Inmate Financial Responsibility Program
The court considered the district court's order mandating Miller's participation in the Inmate Financial Responsibility Program (IFRP) and identified an error in this directive. Both parties acknowledged that the district court improperly mandated participation in the IFRP, which contradicted established legal precedents that affirm such participation should be voluntary. The court referenced prior rulings, such as in United States v. Boyd, where it found plain error in similar circumstances. To address this issue, the court modified Miller's sentence to clarify that participation in the IFRP was voluntary, thus aligning with the legal standards established in earlier cases.
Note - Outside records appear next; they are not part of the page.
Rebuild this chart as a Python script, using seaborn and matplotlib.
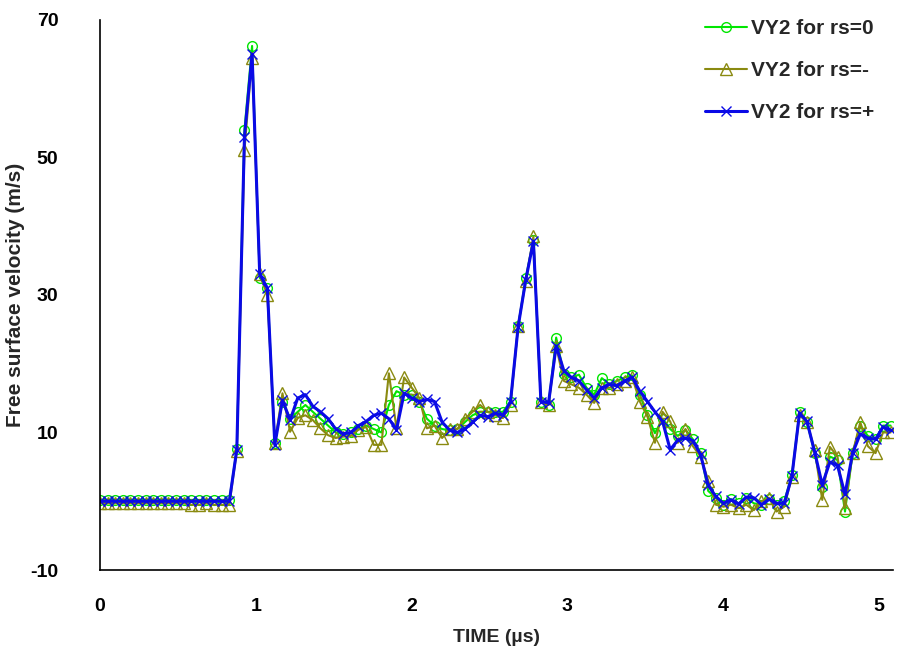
#!/usr/bin/env python3

"""Free surface velocity vs time for three rs cases."""

import pandas as pd
import seaborn as sns
import matplotlib
matplotlib.use("Agg")
import matplotlib.pyplot as plt

# TIME SAMPLES (µs)
TIME = [
    0.000, 0.049, 0.098, 0.146, 0.195, 0.244, 0.293, 0.342, 0.390, 0.439,
    0.488, 0.537, 0.586, 0.634, 0.683, 0.732, 0.781, 0.830, 0.878, 0.927,
    0.976, 1.025, 1.074, 1.122, 1.171, 1.220, 1.269, 1.318, 1.366, 1.415,
    1.464, 1.513, 1.562, 1.610, 1.659, 1.708, 1.757, 1.806, 1.854, 1.903,
    1.952, 2.001, 2.050, 2.098, 2.147, 2.196, 2.245, 2.294, 2.342, 2.391,
    2.440, 2.489, 2.538, 2.586, 2.635, 2.684, 2.733, 2.782, 2.830, 2.879,
    2.928, 2.977, 3.026, 3.074, 3.123, 3.172, 3.221, 3.270, 3.318, 3.367,
    3.416, 3.465, 3.514, 3.562, 3.611, 3.660, 3.709, 3.758, 3.806, 3.855,
    3.904, 3.953, 4.002, 4.050, 4.099, 4.148, 4.197, 4.246, 4.294, 4.343,
    4.392, 4.441, 4.490, 4.538, 4.587, 4.636, 4.685, 4.734, 4.782, 4.831,
    4.880, 4.929, 4.978, 5.026, 5.075,
]

# VY2 for rs=0 (green)
VY2_ZERO = [
    0.2, 0.2, 0.2, 0.2, 0.2, 0.2, 0.2, 0.2, 0.2, 0.2,
    0.2, 0.2, 0.2, 0.2, 0.2, 0.2, 0.2, 0.2, 7.6, 54.0,
    66.2, 32.5, 31.0, 8.5, 14.5, 12.0, 13.0, 14.0, 13.0, 12.0,
    11.0, 10.0, 9.8, 10.0, 10.5, 11.0, 10.5, 10.0, 14.0, 16.0,
    15.5, 15.5, 14.5, 12.0, 11.0, 10.5, 10.3, 10.5, 11.5, 12.5,
    13.0, 13.0, 13.0, 13.0, 14.5, 25.5, 32.5, 38.0, 14.5, 14.0,
    23.8, 18.5, 18.0, 18.4, 16.5, 15.5, 17.9, 17.0, 17.5, 18.0,
    18.3, 15.5, 12.5, 9.9, 12.0, 10.5, 9.5, 10.4, 9.0, 7.0,
    1.5, 0.5, -0.5, 0.3, -0.3, 0.5, -0.3, -0.5, 0.3, -0.5,
    0.0, 3.8, 13.0, 11.5, 7.0, 2.0, 6.5, 6.0, -1.5, 7.0,
    11.0, 9.5, 9.0, 11.0, 11.0,
]

# VY2 for rs=- (olive)
VY2_MINUS = [
    -0.3, -0.3, -0.3, -0.3, -0.3, -0.3, -0.3, -0.3, -0.3, -0.3,
    -0.3, -0.3, -0.5, -0.5, -0.3, -0.5, -0.5, -0.5, 7.3, 51.0,
    64.5, 33.0, 30.0, 8.5, 15.7, 10.1, 12.1, 12.5, 11.8, 10.6,
    9.6, 9.2, 9.4, 9.5, 10.4, 10.8, 8.2, 8.2, 18.6, 10.6,
    18.0, 16.5, 15.0, 10.6, 11.0, 9.2, 10.5, 10.5, 12.0, 13.0,
    14.0, 13.0, 12.5, 12.1, 14.0, 25.5, 32.0, 38.5, 14.5, 14.0,
    22.5, 17.5, 17.0, 16.5, 15.5, 14.3, 16.5, 16.5, 17.0, 17.5,
    18.0, 14.5, 12.3, 8.5, 13.0, 11.6, 8.5, 10.5, 8.0, 6.5,
    3.0, -0.5, -0.8, -0.5, -1.0, -0.5, -1.3, 0.0, 0.5, -1.5,
    -0.8, 3.5, 12.5, 11.5, 7.5, 0.2, 7.9, 6.5, -1.0, 7.0,
    11.5, 8.0, 7.0, 10.0, 10.0,
]

# VY2 for rs=+ (blue)
VY2_PLUS = [
    0.0, 0.0, 0.0, 0.0, 0.0, 0.0, 0.0, 0.0, 0.0, 0.0,
    0.0, 0.0, 0.0, 0.0, 0.0, 0.0, 0.0, 0.0, 7.5, 53.0,
    65.0, 33.0, 31.0, 8.2, 14.7, 11.8, 15.0, 15.5, 13.8, 13.0,
    12.0, 10.5, 9.8, 10.0, 11.0, 11.6, 12.5, 12.8, 12.0, 10.4,
    15.7, 15.0, 14.5, 14.8, 14.5, 11.5, 10.3, 10.0, 10.5, 11.5,
    12.5, 12.3, 12.8, 12.5, 14.5, 25.4, 32.2, 37.8, 14.5, 14.3,
    22.6, 19.0, 18.0, 17.5, 16.2, 15.0, 16.5, 17.0, 16.8, 17.5,
    18.0, 16.0, 14.5, 13.0, 11.6, 7.5, 8.9, 9.2, 8.8, 6.8,
    2.3, 0.7, -0.3, 0.2, -0.4, 0.6, 0.5, -0.5, 0.3, -0.3,
    -0.3, 3.6, 12.8, 11.6, 7.2, 2.4, 5.7, 5.2, 1.0, 7.0,
    9.8, 9.2, 9.0, 10.8, 10.3,
]

LABELS = ["VY2 for rs=0", "VY2 for rs=-", "VY2 for rs=+"]
COLORS = ["#00e600", "#8a8a10", "#0a0ae6"]
MARKERS = ["o", "^", "x"]
MSIZES = [7, 9, 7]
LWIDTHS = [1.5, 1.5, 2.2]

sns.set_style("white")
plt.rcParams["font.family"] = ["Liberation Sans", "DejaVu Sans"]
plt.rcParams["axes.unicode_minus"] = False

fig = plt.figure(figsize=(8.98, 6.59), dpi=100)
ax = fig.add_axes([0.1114, 0.135, 0.883, 0.835])

for y, lab, col, mk, ms, lw in zip(
    [VY2_ZERO, VY2_MINUS, VY2_PLUS], LABELS, COLORS, MARKERS, MSIZES, LWIDTHS
):
    sns.lineplot(
        x=TIME, y=y, ax=ax, label=lab, color=col, linewidth=lw,
        marker=mk, markersize=ms, markerfacecolor="none",
        markeredgecolor=col, markeredgewidth=1.0, estimator=None, sort=False,
    )

ax.set_xlim(0, 5.09)
ax.set_ylim(-10, 70)
ax.set_xticks([0, 1, 2, 3, 4, 5])
ax.set_yticks([-10, 10, 30, 50, 70])
ax.tick_params(direction="in", length=5, width=1, colors="black",
               labelsize=14)
ax.tick_params(axis="x", pad=20)
ax.tick_params(axis="y", pad=30)
for t in ax.get_xticklabels() + ax.get_yticklabels():
    t.set_fontweight("bold")

sns.despine(ax=ax)
for s in ("left", "bottom"):
    ax.spines[s].set_color("black")
    ax.spines[s].set_linewidth(1.2)

ax.set_xlabel("TIME (µs)", fontsize=14, fontweight="bold", labelpad=10)
ax.set_ylabel("Free surface velocity (m/s)", fontsize=15, fontweight="bold",
              labelpad=4)

leg = ax.legend(loc="upper right", bbox_to_anchor=(1.0, 1.035), frameon=False,
                fontsize=15, labelspacing=1.1, handlelength=2.0,
                handletextpad=0.2)
for t in leg.get_texts():
    t.set_fontweight("bold")

fig.savefig("out.png", dpi=100)
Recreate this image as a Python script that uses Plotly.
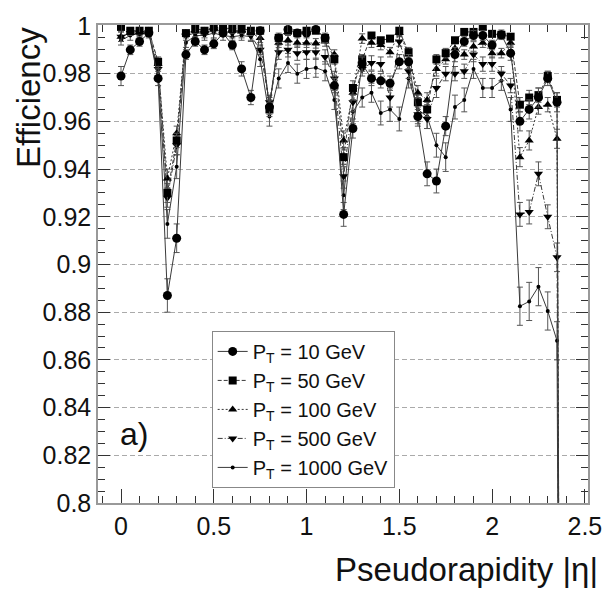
import plotly.graph_objects as go

eta = [0.00, 0.05, 0.10, 0.15, 0.20, 0.25, 0.30, 0.35, 0.40, 0.45,
       0.50, 0.55, 0.60, 0.65, 0.70, 0.75, 0.80, 0.85, 0.90, 0.95,
       1.00, 1.05, 1.10, 1.15, 1.20, 1.25, 1.30, 1.35, 1.40, 1.45,
       1.50, 1.55, 1.60, 1.65, 1.70, 1.75, 1.80, 1.85, 1.90, 1.95,
       2.00, 2.05, 2.10, 2.15, 2.20, 2.25, 2.30, 2.35, 2.40]

eff10 = [0.979, 0.990, 0.9935, 0.997, 0.978, 0.887, 0.911, 0.988, 0.9935, 0.990,
         0.9925, 0.997, 0.992, 0.982, 0.970, 0.998, 0.966, 0.995, 0.9985, 0.997,
         0.997, 0.9985, 0.995, 0.975, 0.921, 0.957, 0.984, 0.978, 0.977, 0.976,
         0.985, 0.985, 0.962, 0.938, 0.935, 0.958, 0.988, 0.9935, 0.996, 0.996,
         0.992, 0.9963, 0.9886, 0.960, 0.965, 0.970, 0.978, 0.968, 0.0]
eff50 = [0.9996, 0.998, 0.998, 0.998, 0.985, 0.930, 0.952, 0.997, 0.999, 0.998,
         0.9995, 0.999, 0.999, 0.999, 0.998, 0.998, 0.965, 0.995, 0.998, 0.997,
         0.998, 0.998, 0.995, 0.986, 0.945, 0.974, 0.986, 0.996, 0.994, 0.9947,
         0.998, 0.989, 0.968, 0.965, 0.986, 0.9886, 0.994, 0.9975, 0.9975, 0.9996,
         0.9967, 0.9963, 0.9955, 0.967, 0.970, 0.971, 0.979, 0.969, 0.0]
eff100 = [0.9955, 0.997, 0.9975, 0.998, 0.984, 0.936, 0.955, 0.997, 0.998, 0.998,
          0.999, 0.998, 0.998, 0.998, 0.997, 0.995, 0.967, 0.993, 0.994, 0.993,
          0.993, 0.9927, 0.9935, 0.988, 0.952, 0.972, 0.9947, 0.993, 0.992, 0.989,
          0.997, 0.988, 0.972, 0.969, 0.982, 0.986, 0.9906, 0.988, 0.9914, 0.993,
          0.9886, 0.9886, 0.993, 0.945, 0.952, 0.966, 0.967, 0.9527, 0.0]
eff500 = [0.9955, 0.997, 0.997, 0.997, 0.982, 0.928, 0.950, 0.996, 0.997, 0.997,
          0.998, 0.998, 0.997, 0.997, 0.996, 0.990, 0.968, 0.989, 0.990, 0.9886,
          0.989, 0.989, 0.987, 0.978, 0.937, 0.968, 0.982, 0.9845, 0.984, 0.970,
          0.9935, 0.981, 0.963, 0.961, 0.974, 0.980, 0.980, 0.981, 0.988, 0.984,
          0.984, 0.980, 0.975, 0.921, 0.922, 0.938, 0.920, 0.903, 0.0]
eff1000 = [0.994, 0.996, 0.997, 0.997, 0.980, 0.917, 0.941, 0.993, 0.996, 0.996,
           0.997, 0.996, 0.9955, 0.996, 0.9955, 0.986, 0.962, 0.978, 0.9845, 0.980,
           0.982, 0.9825, 0.981, 0.969, 0.929, 0.964, 0.970, 0.972, 0.9635, 0.965,
           0.961, 0.978, 0.965, 0.962, 0.950, 0.945, 0.966, 0.969, 0.982, 0.974,
           0.974, 0.977, 0.965, 0.8825, 0.8845, 0.8907, 0.8805, 0.868, 0.0]

err10 = [0.004, 0.002, 0.002, 0.001, 0.003, 0.007, 0.006, 0.002, 0.002, 0.002,
         0.002, 0.001, 0.002, 0.003, 0.003, 0.001, 0.003, 0.002, 0.001, 0.001,
         0.001, 0.001, 0.002, 0.003, 0.005, 0.004, 0.003, 0.003, 0.003, 0.003,
         0.003, 0.003, 0.004, 0.005, 0.005, 0.004, 0.003, 0.002, 0.002, 0.002,
         0.002, 0.002, 0.003, 0.004, 0.004, 0.004, 0.003, 0.004, 0.0]
err50 = [0.001, 0.001, 0.001, 0.001, 0.002, 0.004, 0.003, 0.001, 0.001, 0.001,
         0.001, 0.001, 0.001, 0.001, 0.001, 0.001, 0.003, 0.001, 0.001, 0.001,
         0.001, 0.001, 0.001, 0.002, 0.004, 0.003, 0.002, 0.001, 0.001, 0.001,
         0.001, 0.002, 0.003, 0.003, 0.002, 0.002, 0.001, 0.001, 0.001, 0.001,
         0.001, 0.001, 0.001, 0.003, 0.003, 0.003, 0.002, 0.003, 0.0]
err100 = [0.002, 0.001, 0.001, 0.001, 0.002, 0.004, 0.003, 0.001, 0.001, 0.001,
          0.001, 0.001, 0.001, 0.001, 0.001, 0.002, 0.003, 0.002, 0.002, 0.002,
          0.002, 0.002, 0.002, 0.002, 0.004, 0.003, 0.002, 0.002, 0.002, 0.002,
          0.001, 0.002, 0.003, 0.003, 0.003, 0.002, 0.002, 0.002, 0.002, 0.002,
          0.002, 0.002, 0.002, 0.004, 0.004, 0.003, 0.003, 0.004, 0.0]
err500 = [0.002, 0.001, 0.001, 0.001, 0.003, 0.004, 0.004, 0.002, 0.002, 0.002,
          0.001, 0.001, 0.002, 0.002, 0.002, 0.002, 0.003, 0.003, 0.003, 0.003,
          0.003, 0.003, 0.003, 0.003, 0.005, 0.004, 0.003, 0.003, 0.003, 0.004,
          0.002, 0.003, 0.004, 0.004, 0.004, 0.003, 0.003, 0.003, 0.003, 0.003,
          0.003, 0.003, 0.003, 0.005, 0.005, 0.005, 0.005, 0.006, 0.0]
err1000 = [0.002, 0.002, 0.002, 0.002, 0.003, 0.006, 0.005, 0.002, 0.002, 0.002,
           0.002, 0.002, 0.002, 0.002, 0.002, 0.003, 0.004, 0.004, 0.004, 0.004,
           0.004, 0.004, 0.004, 0.004, 0.006, 0.005, 0.004, 0.004, 0.005, 0.005,
           0.005, 0.004, 0.005, 0.005, 0.005, 0.006, 0.005, 0.005, 0.004, 0.004,
           0.004, 0.004, 0.005, 0.008, 0.008, 0.008, 0.008, 0.008, 0.0]

series_names = ["P<sub>T</sub> = 10 GeV", "P<sub>T</sub> = 50 GeV", "P<sub>T</sub> = 100 GeV",
                "P<sub>T</sub> = 500 GeV", "P<sub>T</sub> = 1000 GeV"]
series_vals = [eff10, eff50, eff100, eff500, eff1000]
series_errs = [err10, err50, err100, err500, err1000]
symbols = ["circle", "square", "triangle-up", "triangle-down", "circle"]
msizes = [9, 8, 8, 8, 4]
dashes = ["solid", "4px,2px", "2px,2px", "5px,2px,1px,2px", "solid"]

xtick_vals = [0, 0.5, 1, 1.5, 2, 2.5]
xtick_text = ["0", "0.5", "1", "1.5", "2", "2.5"]
ytick_vals = [0.8, 0.82, 0.84, 0.86, 0.88, 0.9, 0.92, 0.94, 0.96, 0.98, 1.0]
ytick_text = ["0.8", "0.82", "0.84", "0.86", "0.88", "0.9", "0.92", "0.94", "0.96", "0.98", "1"]

FONT = "Liberation Sans, Arial, Helvetica, sans-serif"

fig = go.Figure()
order = [4, 3, 2, 1, 0]
for k in order:
    fig.add_trace(go.Scatter(
        x=eta, y=series_vals[k], name=series_names[k], mode="lines+markers",
        line=dict(color="#3a3a3a", width=1, dash=dashes[k]),
        marker=dict(symbol=symbols[k], size=msizes[k], color="black"),
        error_y=dict(type="data", array=series_errs[k], thickness=1, width=3, color="#555"),
        legendrank=k + 1, legendgroup=str(k),
    ))

axis_common = dict(
    showline=True, linecolor="#999", linewidth=1.5, mirror="allticks",
    ticks="inside", tickcolor="#333", tickwidth=1,
    tickfont=dict(family=FONT, size=25, color="#111"),
    zeroline=False,
)

fig.update_xaxes(**axis_common, range=[-0.124, 2.517], tickvals=xtick_vals, ticktext=xtick_text,
                 ticklen=14, showgrid=False,
                 minor=dict(dtick=0.1, tick0=0, ticks="inside", ticklen=7, tickcolor="#333", showgrid=False))
fig.update_yaxes(**axis_common, range=[0.8, 1.0004], tickvals=ytick_vals, ticktext=ytick_text,
                 ticklen=12, showgrid=True, gridcolor="#aaa", gridwidth=1, griddash="5px,3px",
                 minor=dict(dtick=0.005, tick0=0.8, ticks="inside", ticklen=7, tickcolor="#333", showgrid=False))

fig.add_annotation(text="Efficiency", xref="paper", yref="paper", x=-0.142, y=1.0,
                   xanchor="center", yanchor="top", textangle=-90, showarrow=False,
                   font=dict(family=FONT, size=33, color="#111"))
fig.add_annotation(text="Pseudorapidity |η|", xref="paper", yref="paper", x=1.024, y=-0.14,
                   xanchor="right", yanchor="middle", showarrow=False,
                   font=dict(family=FONT, size=33, color="#111"))
fig.add_annotation(text="a)", xref="paper", yref="paper", x=0.04, y=0.145,
                   xanchor="left", yanchor="middle", showarrow=False,
                   font=dict(family=FONT, size=32, color="#111"))

fig.update_layout(
    width=614, height=589,
    margin=dict(l=98, r=16, t=14, b=86),
    paper_bgcolor="white", plot_bgcolor="white",
    showlegend=True,
    legend=dict(x=0.232, y=0.36, xanchor="left", yanchor="top",
                bgcolor="white", bordercolor="#888", borderwidth=1,
                font=dict(family=FONT, size=20, color="#111"),
                tracegroupgap=0, itemwidth=30),
)

fig.write_html("out.html")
This modification ensured that Miller's rights were upheld without necessitating a remand for further proceedings. Consequently, the court rectified the requirement regarding the IFRP in Miller's sentencing order.
Conclusion
The court affirmed the lower court's decision while modifying the mandate regarding Miller's participation in the IFRP. It upheld the sufficiency of the indictment, determined that the criminal history calculation was appropriate, and clarified the voluntary nature of the IFRP participation. The court's reasoning emphasized the importance of providing adequate notice through the indictment and ensuring that sentencing enhancements align with the defendant's actions and circumstances. Overall, the court's ruling established clear standards regarding indictment sufficiency, the evaluation of criminal history points, and the voluntary participation in restitution programs for inmates.